動く? そう、叩いたキーに対応する文字が、ディスプレー上に、1つも欠けることなく現れる。ああ、やっぱりキーボードの故障か。

無線のキーボードは何故か私には使いにくく、ためにUSB接続のキーボードを買い足したのであった。であれば、再び有線キーボードを買うしかないではないか。
かくして私は、またまたAmazonでアップル用の有線キーボードを探したのである。

高い。それにしても高い。使い勝手が良さそうなやつは、安くても6600円、高いヤツは1万5000円以上する。

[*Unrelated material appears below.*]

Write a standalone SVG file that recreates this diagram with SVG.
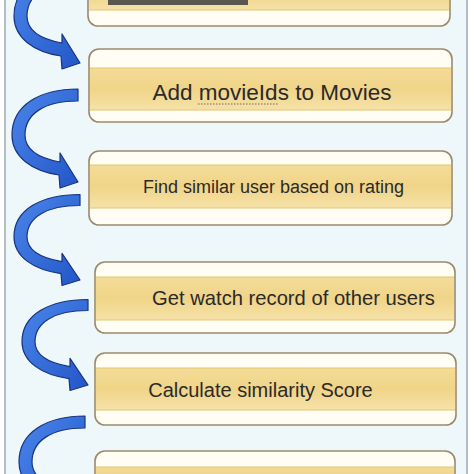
<svg xmlns="http://www.w3.org/2000/svg" width="474" height="474" viewBox="0 0 474 474">
<defs>
<style>
.box{fill:#fffdf4;stroke:#9a8a6c;stroke-width:1.6}
.band{fill:url(#bandG)}
.bandEdge{stroke:#e3c66f;stroke-width:1;fill:none}
.lbl{font-family:"Liberation Sans",Arial,sans-serif;fill:#2a2a2a;text-anchor:middle}
.arr{fill:url(#arrG);stroke:#1a3580;stroke-width:1.2;stroke-linejoin:round}
</style>
<linearGradient id="bandG" x1="0" y1="0" x2="0" y2="1">
<stop offset="0" stop-color="#f4dc98"/>
<stop offset="0.5" stop-color="#f0d488"/>
<stop offset="1" stop-color="#f6e2a8"/>
</linearGradient>
<linearGradient id="arrG" x1="0" y1="0" x2="1" y2="1">
<stop offset="0" stop-color="#4a86ea"/>
<stop offset="1" stop-color="#2356c8"/>
</linearGradient>
<path id="curl" d="M 0,-6 C -38,-6 -66,10 -66,40 C -66,62 -46,76 -19,80 L -18,93 L 0,87 L -18,58 L -18,67 C -40,63 -53,54 -53,40 C -53,19 -34,6 0,6 Z"/>
</defs>
<rect x="0" y="0" width="474" height="474" fill="#ffffff"/>
<rect x="5" y="-2" width="462" height="478" fill="#eef8fb" stroke="#a2aaae" stroke-width="1.5"/>

<g id="connectors">
<use href="#curl" class="arr" transform="translate(80,-24)"/>
<use href="#curl" class="arr" transform="translate(78,95)"/>
<use href="#curl" class="arr" transform="translate(80,200) scale(1,0.92)"/>
<use href="#curl" class="arr" transform="translate(88,305) scale(1,0.92)"/>
<use href="#curl" class="arr" transform="translate(85,422)"/>
</g>

<g id="node0">
<rect class="box" x="88" y="-30" width="362" height="56" rx="10"/>
<rect class="band" x="89" y="-20" width="360" height="30"/>
<line class="bandEdge" x1="89" y1="10" x2="449" y2="10"/>
<rect x="108" y="0" width="140" height="5" fill="#5a5650"/>
</g>

<g id="node1">
<rect class="box" x="89" y="49" width="363" height="73" rx="10"/>
<rect class="band" x="90" y="68" width="361" height="42"/>
<line class="bandEdge" x1="90" y1="68" x2="451" y2="68"/>
<line class="bandEdge" x1="90" y1="110" x2="451" y2="110"/>
<text class="lbl" x="272" y="100" font-size="22.5">Add movieIds to Movies</text>
<line x1="198" y1="104" x2="278" y2="104" stroke="#6a6a6a" stroke-width="1" stroke-dasharray="1.5,1.5"/>
</g>

<g id="node2">
<rect class="box" x="89" y="151" width="363" height="74" rx="10"/>
<rect class="band" x="90" y="165" width="361" height="43"/>
<line class="bandEdge" x1="90" y1="165" x2="451" y2="165"/>
<line class="bandEdge" x1="90" y1="208" x2="451" y2="208"/>
<text class="lbl" x="273.5" y="193" font-size="18">Find similar user based on rating</text>
</g>

<g id="node3">
<rect class="box" x="95" y="262" width="360" height="71" rx="10"/>
<rect class="band" x="96" y="277" width="358" height="43"/>
<line class="bandEdge" x1="96" y1="277" x2="454" y2="277"/>
<line class="bandEdge" x1="96" y1="320" x2="454" y2="320"/>
<text class="lbl" x="293.5" y="305" font-size="20.2">Get watch record of other users</text>
</g>

<g id="node4">
<rect class="box" x="95" y="353" width="361" height="72" rx="10"/>
<rect class="band" x="96" y="368" width="359" height="42"/>
<line class="bandEdge" x1="96" y1="368" x2="455" y2="368"/>
<line class="bandEdge" x1="96" y1="410" x2="455" y2="410"/>
<text class="lbl" x="260.5" y="397" font-size="20">Calculate similarity Score</text>
</g>

<g id="node5">
<rect class="box" x="95" y="451" width="360" height="70" rx="10"/>
<rect class="band" x="96" y="467" width="358" height="20"/>
<line class="bandEdge" x1="96" y1="467" x2="454" y2="467"/>
</g>
</svg>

おいおい、待ってくれ。本体のiMacは間もなく昇天する見込みである。それなのに、キーボードにそんな金をかけられるか?

というわけで、安物を探した。2000円を切るものもあったが、これ、ユーザーの反応がよろしくない。中には

「まったく使えなかった」

というレビューすらある。いくら安くても、使えないのでは安物買いの銭失いだ、と判断して2500円のヤツを発注した。BUFFALOの製品である。

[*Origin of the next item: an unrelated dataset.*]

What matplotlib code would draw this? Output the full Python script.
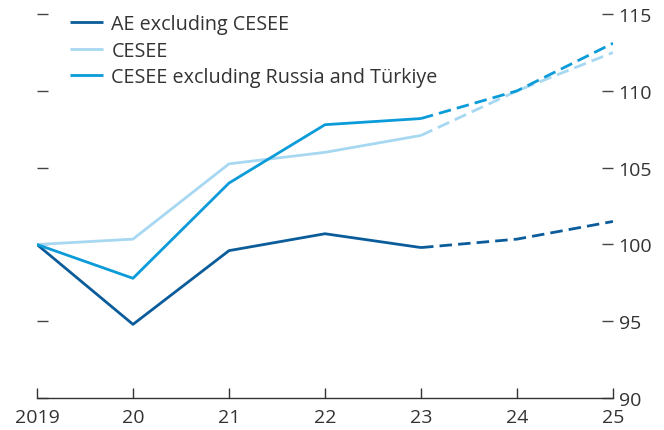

昨日到着した。早速開封してiMacに接続したのはいうまでもない。キーを叩くと正常に動く。

「ああ、これでいい。いい買い物をした」

ととりあえず胸をなで下ろした私であったが、その評価が数秒たたないうちに逆転した。

「なんだ、これ。ウインドウズ用じゃないか」

そうなのである。どういう訳か、ウインドウズ用のキーボードを設計された方にはセンスというものがなかった。ために、実に使いにくいキー配列になっている。
まずもって、最下段の左から2番目に、私が心から軽蔑するウインドウマークがついたキーがある。実に美しくない。
キー配列もマックとは違い、キーボードだけを使うコピー、ペーストが、マックキーボードなら易々とできるのに、こいつだとウインドウズキーと「C」「V」のキーが離れすぎていて、左手がつるような不自然な指使いをしなければできない。
スペースキーを押したつもりなのに、どうやら他のキーに指が触れるらしい。画面に「あ」の文字が出て、

「おいおい、何が起きたんだ?」

というのはしょっちゅうである。

それに、全体が分厚すぎる。それも手前の方が分厚いから。、ブラインドタッチがしにくい。勢い、用腕の筋がはる。Mac用は手前が薄くなっており、自然な姿勢でタイピングできるのになあ……。

というわけで、このキーボード、100点満点の30点、つまり落第点である。30点はとりあえず正常に動いているので与える点。正常に動くことを除けば、1つとして納得できる点がないキーボードである。
にしても、これ、Mac用のキーボードで検索して出てきたのに……。

では、ちゃんとしたMac用に買い換える?

それももったいない。
まあ、iMacを買い換えるまでは我慢しながらこれを使うのだろうなあ、不平不満を垂れ流しながら諦めの境地にある私である。